Double Counting of Assets
The court considered Joseph's claim that the trial court had double counted assets when awarding him both the value of the business and its bank accounts. Joseph argued that the business's valuation included its bank accounts, which he believed led to an unfair duplication in the property distribution. However, the court found no merit in this argument, as the trial court had utilized different valuation dates for the business and the bank accounts, thereby avoiding double counting. Joseph's failure to provide specific evidence identifying the allegedly double counted funds further weakened his position. The court concluded that the trial court acted within its discretion by accurately distinguishing between the valuations and ensuring each asset was appropriately accounted for in the property division.

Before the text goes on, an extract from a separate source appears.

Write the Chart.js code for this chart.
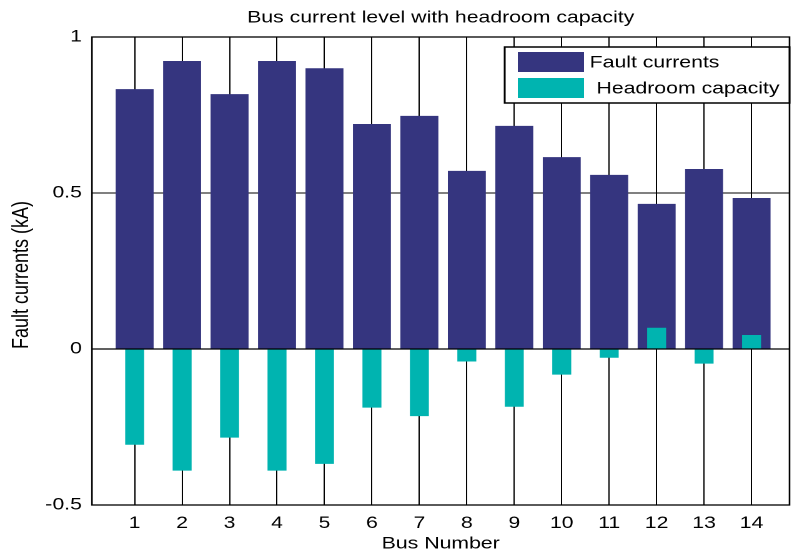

Maintenance Award Justification
The court evaluated the maintenance award given to Stephanie, determining that the trial court had acted within its discretion in ordering Joseph to pay $9,000 per month for 72 months. The court highlighted that Stephanie had not worked outside the home during the marriage and would require time to pursue further education and training. Joseph's significant income of over $26,000 per month, coupled with the standard of living established during the marriage, justified the maintenance award. Although Joseph expressed concerns about his financial obligations and debts, the court emphasized that these judgments arose from his actions in violation of a court order. Thus, the maintenance award was deemed just and appropriate, considering both parties' financial situations and the need to support Stephanie's transition to independence.